The Oriental calligraphy brushes are especially good for decorating, as they hold a large reservoir of colorant but can apply a fine line.  Select a size of brush similar to the size of effect you wish to create, or try several.  Mostly I use fairly large ones, except for fine detail work.  After washing the brushes when done, and reshaping them,  store them upright in a can, although that may cause them a shorter life than if they hung with brush downward, but it's mostly not an issue.
Hake brushes are wide goat hair brushes often resembling panflutes.  A cheap alternative is available at hardware stores, with the cheap Chinese bristle brushes of various widths like the one pictured. The hake (ha' kay) brush can be used to manipulate thickness of slip over a different underlying clay color, by rapidly raising and lowering the brush on a pot as it turns on the wheel.  The result may resemble a flower.

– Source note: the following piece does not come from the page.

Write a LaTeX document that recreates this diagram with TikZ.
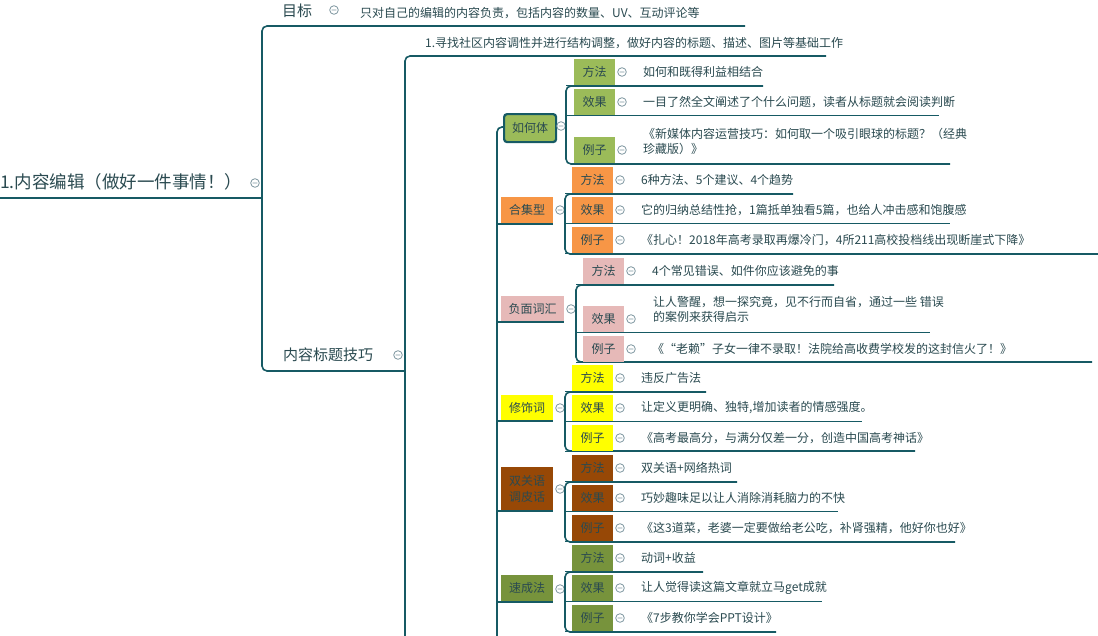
\documentclass[tikz,border=0pt]{standalone}
\usepackage{fontspec}
\setmainfont{Noto Sans CJK SC}
\begin{document}
\begin{tikzpicture}[x=1pt,y=-1pt,
  ln/.style={draw=lc,line width=1.6pt},
  tx/.style={text=tc,font=\fontsize{12}{15}\selectfont,inner sep=0pt,anchor=west},
  bx/.style={minimum width=41pt,minimum height=26pt,inner sep=0pt,anchor=north west,font=\fontsize{12}{14}\selectfont,text=tc},
  cb/.style={minimum height=26pt,inner sep=2pt,anchor=north west,font=\fontsize{12}{14}\selectfont,text=tc,align=center}]
\definecolor{lc}{HTML}{165A64}
\definecolor{tc}{HTML}{2A4A50}
\definecolor{cg}{HTML}{7E97A0}
\definecolor{cgreen}{HTML}{9BBB59}
\definecolor{corange}{HTML}{F79646}
\definecolor{cpink}{HTML}{E6B9B8}
\definecolor{cyellow}{HTML}{FFFF00}
\definecolor{cbrown}{HTML}{974806}
\definecolor{colive}{HTML}{77933C}
\useasboundingbox[fill=white] (0,0) rectangle (1098,635);
\newcommand\minus[2]{\draw[cg,line width=0.8pt] (#1,#2) circle (4.3) (#1-2.3,#2) -- (#1+2.3,#2);}
% #1 xbox #2 ytop #3 fill #4 label #5 xv #6 uend #7 text #8 name
\newcommand\leafnode[8]{%
  \node[bx,fill=#3] (#8b) at (#1,#2) {#4};
  \pgfmathsetmacro\cy{#2+13}\pgfmathsetmacro\by{#2+26.5}\pgfmathsetmacro\cx{#1+48}\pgfmathsetmacro\tx{#1+69}
  \minus{\cx}{\cy}
  \node[tx,align=left] (#8t) at (\tx,\cy) {#7};
  \coordinate (#8u) at (#6,\by);
  \draw[ln] (#5,\by) -- (#8u);}
% root
\node[text=tc,font=\fontsize{17.5}{20}\selectfont,inner sep=0pt,anchor=west] (root) at (0,182) {1.内容编辑（做好一件事情！）};
\minus{255}{183}
\coordinate (rootu) at (0,198);
\draw[ln] (rootu) -- (262,198);
\draw[ln,rounded corners=5] (745,26) -- (262,26) -- (262,371) -- (405,371);
\node[tx,font=\fontsize{15}{17}\selectfont] (goal) at (282,11) {目标};
\minus{334}{10}
\node[tx] (goalt) at (360,13) {只对自己的编辑的内容负责，包括内容的数量、UV、互动评论等};
\node[tx,font=\fontsize{15}{17}\selectfont] (tech) at (283,355) {内容标题技巧};
\minus{398}{355}
\draw[ln,rounded corners=5] (826,56) -- (405,56) -- (405,640);
\node[tx] (first) at (425,43) {1.寻找社区内容调性并进行结构调整，做好内容的标题、描述、图片等基础工作};
% main category vertical
\draw[ln,rounded corners=5] (503,127) -- (497,127) -- (497,640);
% 如何体
\node[cb,fill=cgreen,draw=lc,line width=2.2pt,rounded corners=3,minimum width=52pt,minimum height=28pt] (c1) at (503,113) {如何体};
\minus{561}{126}
\draw[ln,rounded corners=5] (763,86) -- (566,86) -- (566,164) -- (950,164);
\leafnode{574}{59}{cgreen}{方法}{566}{763}{如何和既得利益相结合}{a1}
\leafnode{574}{89}{cgreen}{效果}{566}{939}{一目了然全文阐述了个什么问题，读者从标题就会阅读判断}{a2}
\node[bx,fill=cgreen] (a3b) at (574,137) {例子};
\minus{622}{150}
\node[tx,align=left] (a3t) at (643,141) {《新媒体内容运营技巧：如何取一个吸引眼球的标题？（经典\\珍藏版）》};
% 合集型
\node[cb,fill=corange,minimum width=52pt] (c2) at (501,197) {合集型};
\minus{560}{210}
\draw[ln] (497,224) -- (553,224);
\draw[ln,rounded corners=5] (793,194) -- (565,194) -- (565,254) -- (1098,254);
\leafnode{572}{167}{corange}{方法}{565}{793}{6种方法、5个建议、4个趋势}{b1}
\leafnode{572}{197}{corange}{效果}{565}{950}{它的归纳总结性抢，1篇抵单独看5篇，也给人冲击感和饱腹感}{b2}
\leafnode{572}{227}{corange}{例子}{565}{1098}{《扎心！2018年高考录取再爆冷门，4所211高校投档线出现断崖式下降》}{b3}
% 负面词汇
\node[cb,fill=cpink,minimum width=63pt] (c3) at (501,296) {负面词汇};
\minus{571}{309}
\draw[ln] (497,322) -- (564,322);
\draw[ln,rounded corners=5] (834,285) -- (576,285) -- (576,362) -- (1092,362);
\leafnode{583}{258}{cpink}{方法}{576}{834}{4个常见错误、如件你应该避免的事}{d1}
\node[bx,fill=cpink] (d2b) at (583,306) {效果};
\minus{631}{319}
\node[tx,align=left] (d2t) at (653,309) {让人警醒，想一探究竟，见不行而自省，通过一些 错误\\的案例来获得启示};
\draw[ln] (576,332.5) -- (930,332.5);
\leafnode{583}{336}{cpink}{例子}{576}{1092}{《“老赖”子女一律不录取！法院给高收费学校发的这封信火了！》}{d3}
% 修饰词
\node[cb,fill=cyellow,minimum width=52pt] (c4) at (501,395) {修饰词};
\minus{560}{408}
\draw[ln] (497,421) -- (553,421);
\draw[ln,rounded corners=5] (706,392) -- (565,392) -- (565,451) -- (915,451);
\leafnode{572}{365}{cyellow}{方法}{565}{706}{违反广告法}{e1}
\leafnode{572}{395}{cyellow}{效果}{565}{862}{让定义更明确、独特,增加读者的情感强度。}{e2}
\leafnode{572}{425}{cyellow}{例子}{565}{915}{《高考最高分，与满分仅差一分，创造中国高考神话》}{e3}
% 双关语
\node[cb,fill=cbrown,minimum width=52pt,minimum height=44pt,font=\fontsize{12}{16}\selectfont] (c5) at (501,467) {双关语\\调皮话};
\minus{560}{489}
\draw[ln] (497,511) -- (553,511);
\draw[ln,rounded corners=5] (737,482) -- (565,482) -- (565,542) -- (955,542);
\leafnode{572}{455}{cbrown}{方法}{565}{737}{双关语+网络热词}{f1}
\leafnode{572}{485}{cbrown}{效果}{565}{838}{巧妙趣味足以让人消除消耗脑力的不快}{f2}
\leafnode{572}{515}{cbrown}{例子}{565}{955}{《这3道菜，老婆一定要做给老公吃，补肾强精，他好你也好》}{f3}
% 速成法
\node[cb,fill=colive,minimum width=52pt] (c6) at (501,575) {速成法};
\minus{560}{589}
\draw[ln] (497,602) -- (553,602);
\draw[ln,rounded corners=5] (703,572) -- (565,572) -- (565,632) -- (776,632);
\leafnode{572}{545}{colive}{方法}{565}{703}{动词+收益}{g1}
\leafnode{572}{575}{colive}{效果}{565}{822}{让人觉得读这篇文章就立马get成就}{g2}
\leafnode{572}{605}{colive}{例子}{565}{776}{《7步教你学会PPT设计》}{g3}
\end{tikzpicture}
\end{document}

To pour glaze, cups are used.  My favorite is the throwaway cups included in dry clothes detergent.  I melt the handle midway over a match to a right angle, and dip it in water to freeze it there, making a handle which can hang over the edge of the glaze bucket. These cups can pour a wide glaze splash easily, and their rectangular corners make a spout useful for filling narrow vase necks without dripping on the outside.

For squirting glaze or slip, ear syringes are the best size and shape. They fill easily, and can deliver as gentle or strong a stream as needed for the size of pot.  Remember to rinse it out after every use, or it will build up a layer of glaze inside.